In this special issue, we have received several papers, all of which underwent the peer-review process. Of the submitted papers, only six have been accepted. Thus, the overall submissions were of high quality, which marks the success of this special issue.

The six accepted papers can be clustered into four main categories, including energy market, energy development, energy operation in distribution networks and state estimation. Among these categories, the first one offers a framework of energy market, such as peer-to-peer (P2P) transaction for third-party prosumers, operation and planning techniques for multi-stakeholders planning in distribution networks, whose authors are Xiang et al. The second one exhibits novelties in the energy management, such as power generation with flexible energy resource pathways evolution from the view of CO₂ emission, and renewable energies development in extreme scenario generation, whose authors are Li et al. and Peng et al. The third one proposes some methods for energy operation in distribution networks, such as the total supply capability (TSC) and operation modes analysis of low-voltage flexible distribution network (LVFDN), energy balancing and load curtailment strategy for hybrid AC/DC distribution network, whose authors are Zu et al. and Sarwar et al. The last one brings a systematic survey on dynamic state estimation for cybersecurity in cyber-physical power systems (CPPSs), whose authors are Zhou et al. A brief presentation of each of the paper in this special issue is as follows.

Xiang et al. propose a tri-layer distribution network expansion planning (DNEP) framework integrated with virtual P2P transactions to accommodate uncertainties and postpone investment in distribution networks. In addition, the common planning with distributed energy resources (DERs), multi-stakeholder operation and planning under the transactive energy market, P2P transactions are introduced and reviewed.

Zhou et al. reviewed the role of cybersecurity in cyber-physical power systems (CPPSs), focusing on the applications of dynamic state estimation (DSE) techniques. The three cyber resilience phases including prevention, detection, and mitigation of DSE techniques and applications to efficiently protect CPPS against cyberattacks are classified. Moreover, the benefits and limitations of each DSE technique are discussed and further suggestions for enhancing the cyber resilience of CPPS are given.

Li et al. introduce a CO₂ emission model of a regional power system based on a collaborative method. An estimable method of policy coordination is used to consider macro factors based on system dynamics and optimal allocation of high renewable permeable power systems with a flexible resource combination is established to consider micro factors based on random production simulation. Two strategies are proposed to deduce the energy structure with high-penetration renewable energy and flexible resources according to the drive of the CO₂ emission target.
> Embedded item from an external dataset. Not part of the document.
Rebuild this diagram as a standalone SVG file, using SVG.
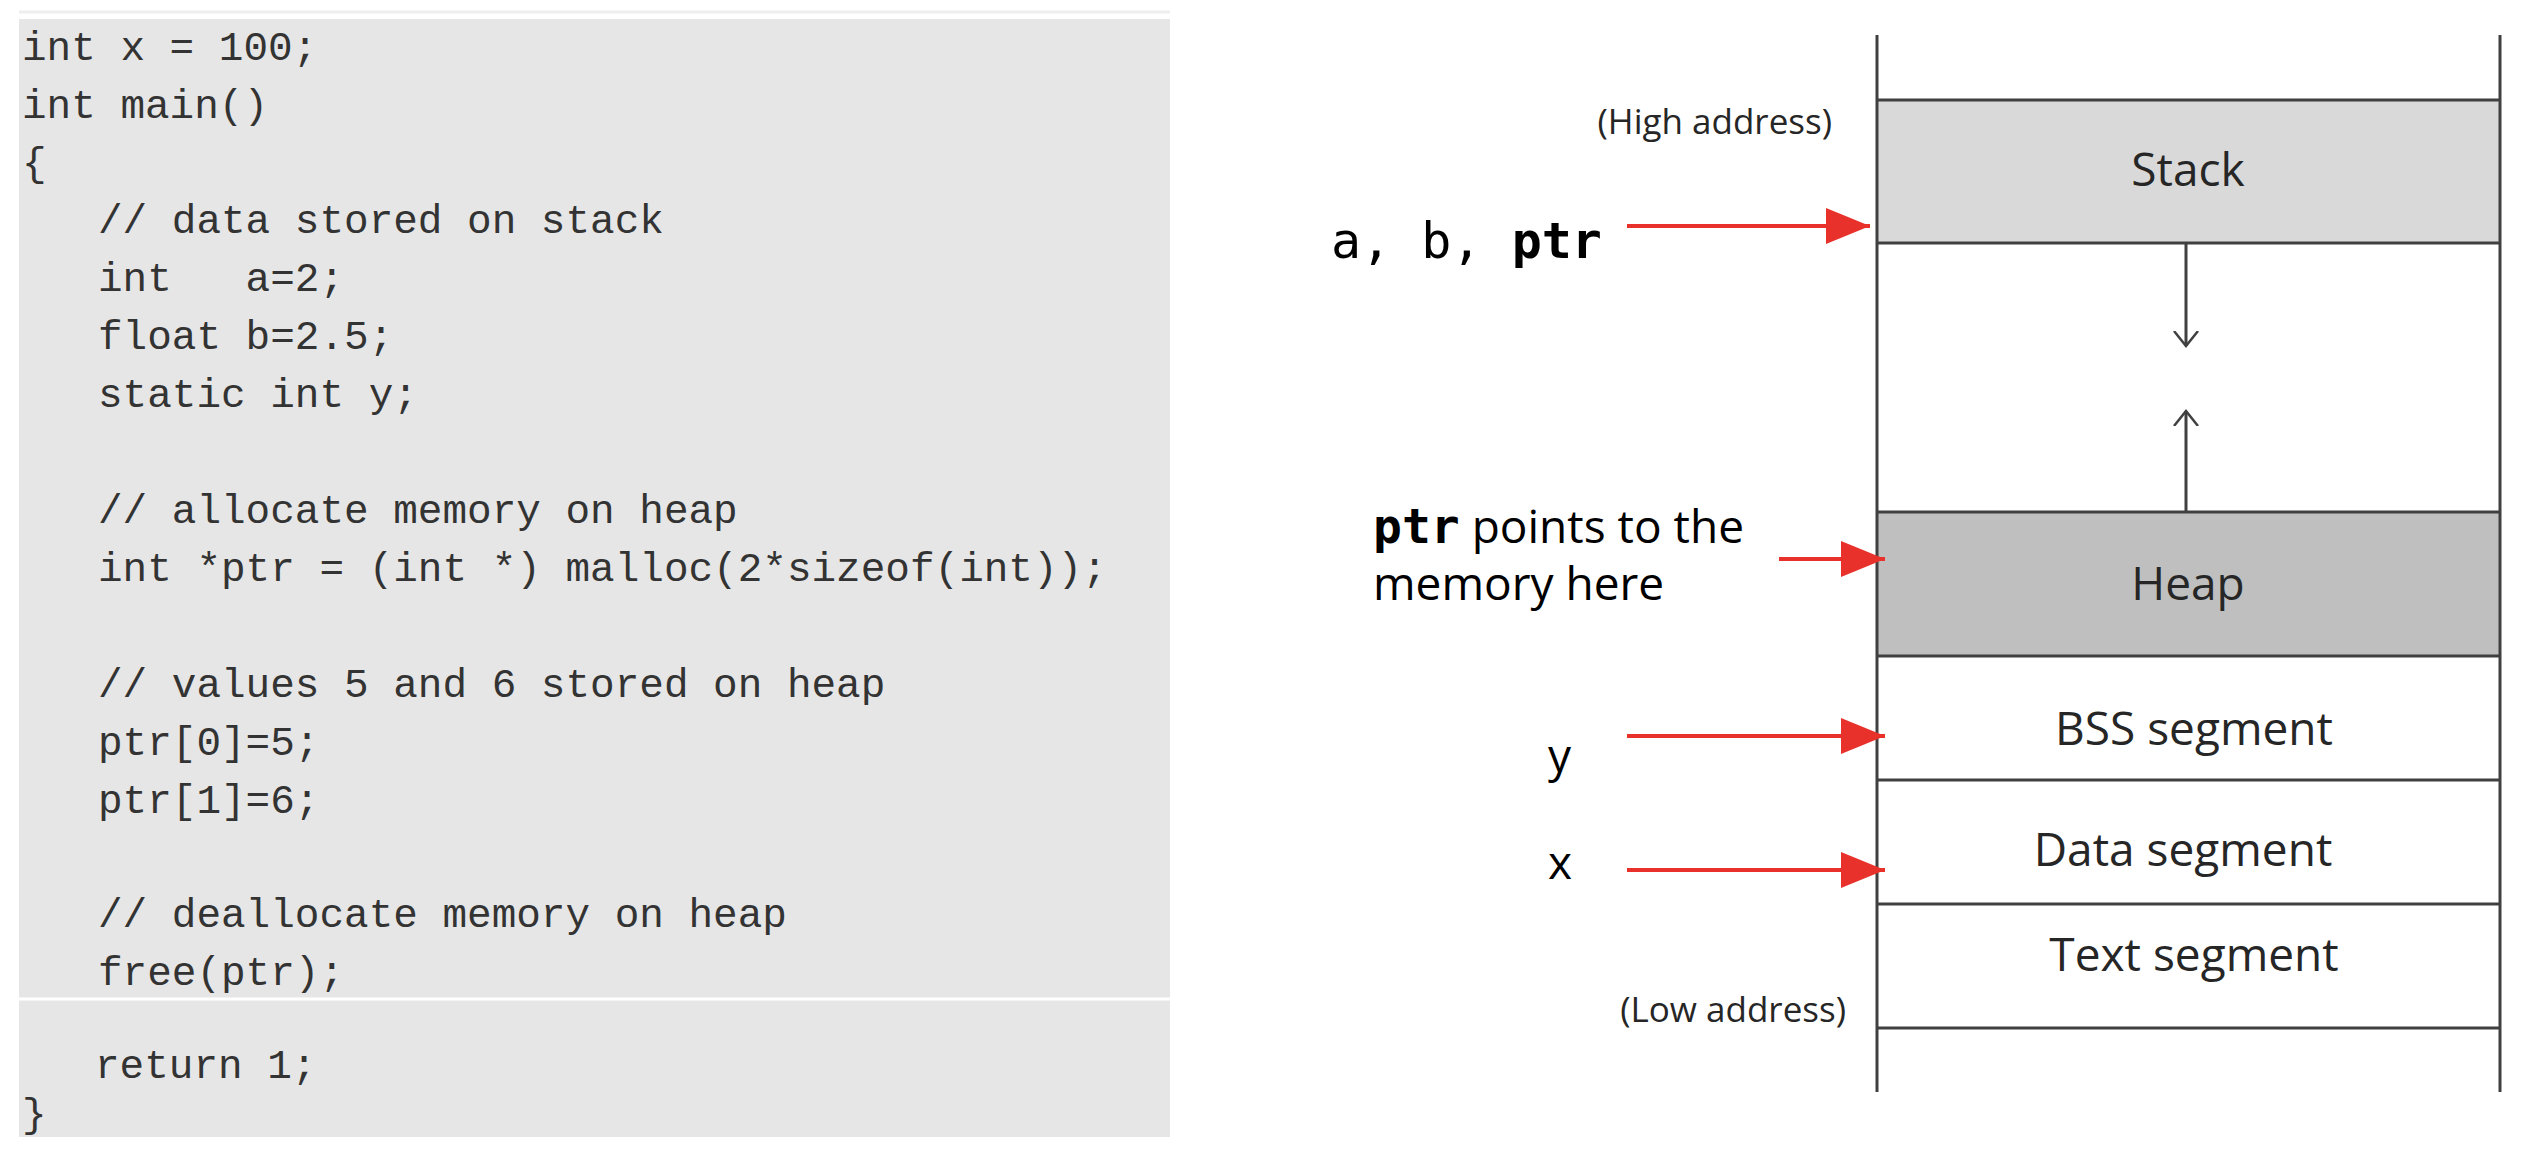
<svg xmlns="http://www.w3.org/2000/svg" width="2526" height="1152" viewBox="0 0 2526 1152">
<defs>
<marker id="red" markerWidth="44" markerHeight="36" refX="44" refY="18" orient="auto" markerUnits="userSpaceOnUse" viewBox="0 0 44 36"><path d="M0,0 L44,18 L0,36 z" fill="#e8312a"/></marker>
<marker id="open" markerWidth="30" markerHeight="30" refX="15" refY="15" orient="auto" markerUnits="userSpaceOnUse" viewBox="0 0 30 30"><path d="M0,3 L15,15 L0,27" fill="none" stroke="#404040" stroke-width="2.5"/></marker>
</defs>
<style>
.code{font-family:"Liberation Mono",monospace;font-size:41px;fill:#333;white-space:pre}
.seg{font-family:"Open Sans","Liberation Sans",sans-serif;font-size:46px;fill:#262626;text-anchor:middle}
.addr{font-family:"Open Sans","Liberation Sans",sans-serif;font-size:35px;fill:#262626;text-anchor:end}
.lbl{font-family:"Open Sans","Liberation Sans",sans-serif;font-size:46px;fill:#000}
.mono{font-family:"DejaVu Sans Mono","Liberation Mono",monospace;fill:#000}
.line{stroke:#404040;stroke-width:3;fill:none}
.ra{stroke:#e8312a;stroke-width:4;fill:none}
</style>
<rect width="2526" height="1152" fill="#fff"/>
<g id="code">
<rect x="19" y="19" width="1151" height="1118" fill="#e6e6e6"/>
<line x1="19" y1="12" x2="1170" y2="12" stroke="#eee" stroke-width="3"/>
<line x1="19" y1="999" x2="1170" y2="999" stroke="#fff" stroke-width="3"/>
<text class="code" x="22" y="60">int x = 100;</text>
<text class="code" x="22" y="118">int main()</text>
<text class="code" x="22" y="176">{</text>
<text class="code" x="98" y="233">// data stored on stack</text>
<text class="code" x="98" y="291" xml:space="preserve">int   a=2;</text>
<text class="code" x="98" y="349">float b=2.5;</text>
<text class="code" x="98" y="407">static int y;</text>
<text class="code" x="98" y="523">// allocate memory on heap</text>
<text class="code" x="98" y="581">int *ptr = (int *) malloc(2*sizeof(int));</text>
<text class="code" x="98" y="697">// values 5 and 6 stored on heap</text>
<text class="code" x="98" y="755">ptr[0]=5;</text>
<text class="code" x="98" y="813">ptr[1]=6;</text>
<text class="code" x="98" y="927">// deallocate memory on heap</text>
<text class="code" x="98" y="985">free(ptr);</text>
<text class="code" x="95" y="1078">return 1;</text>
<text class="code" x="22" y="1127">}</text>
</g>
<g id="memory">
<rect id="stack" x="1877" y="100" width="623" height="143" fill="#d9d9d9"/>
<rect id="heap" x="1877" y="512" width="623" height="144" fill="#bfbfbf"/>
<line class="line" x1="1877" y1="35" x2="1877" y2="1092"/>
<line class="line" x1="2500" y1="35" x2="2500" y2="1092"/>
<line class="line" x1="1877" y1="100" x2="2500" y2="100"/>
<line class="line" x1="1877" y1="243" x2="2500" y2="243"/>
<line class="line" x1="1877" y1="512" x2="2500" y2="512"/>
<line class="line" x1="1877" y1="656" x2="2500" y2="656"/>
<line class="line" x1="1877" y1="780" x2="2500" y2="780"/>
<line class="line" x1="1877" y1="904" x2="2500" y2="904"/>
<line class="line" x1="1877" y1="1028" x2="2500" y2="1028"/>
<text class="seg" x="2188" y="186">Stack</text>
<text class="seg" x="2188" y="600">Heap</text>
<text class="seg" x="2194" y="745">BSS segment</text>
<text class="seg" x="2183" y="866">Data segment</text>
<text class="seg" x="2194" y="971">Text segment</text>
<text class="addr" x="1832" y="134">(High address)</text>
<text class="addr" x="1846" y="1022">(Low address)</text>
</g>
<g id="labels">
<text class="mono" x="1331" y="258" font-size="50">a, b, <tspan font-weight="bold">ptr</tspan></text>
<text class="lbl" x="1373" y="543"><tspan class="mono" font-weight="bold" font-size="48">ptr</tspan> points to the</text>
<text class="lbl" x="1373" y="600">memory here</text>
<text class="lbl" x="1548" y="772">y</text>
<text class="lbl" x="1548" y="879">x</text>
</g>
<g id="connectors">
<line class="line" x1="2186" y1="243" x2="2186" y2="346" stroke-width="2.5" marker-end="url(#open)"/>
<line class="line" x1="2186" y1="512" x2="2186" y2="411" stroke-width="2.5" marker-end="url(#open)"/>
<path class="ra" d="M1627,226 H1870" marker-end="url(#red)"/>
<path class="ra" d="M1779,559 H1885" marker-end="url(#red)"/>
<path class="ra" d="M1627,736 H1885" marker-end="url(#red)"/>
<path class="ra" d="M1627,870 H1885" marker-end="url(#red)"/>
</g>
</svg>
Peng et al. propose a three-staged extreme scenario generation method for renewable energies to effectively and efficiently generate extremely high-power output scenarios. The simulation on a real-world dataset shows that the proposed method has superior performance in terms of extreme scenario generation, and the generated samples can successfully capture the temporal and spatial correlation of real scenarios of renewable energies.

Zu et al. consider typical structures and operation modes of LVFDN and TSC that formulate flexible power flow control and multi-level (medium- and low-voltage flexible interconnection) load transfer and then propose a TSC model of LVFDN, and a new algorithm based on the ‘branch and bound algorithm’ is also provided to fit the non-linear non-convex characteristics of the TSC model. The variations of TSC with different capacities of the low-voltage FID are analysed and theoretical basis for the application of flexible interconnection technology is provided.

Sarwar et al. propose an enhanced energy balancing and optimal load curtailment strategy for DC microgrid integration in hybrid AC/DC distribution networks, which aims at optimising resource utilisation, prioritising essential loads, and executing an optimal load curtailment strategy, thereby augmenting the stability of systems. The simulation results show the load curtailment approach can effectively maintain system stability and prevent blackouts during unforeseen events.

All of the six papers selected for this special issue show that various forms of targeted planning, flexible operation, suitably designed energy markets and state estimation with cybersecurity have paved the way for the integrated energy system decarbonisation. Yet, continued research efforts are deemed necessary to foster proper harvesting of the full value stream of these emerging technologies and achieving real net zero.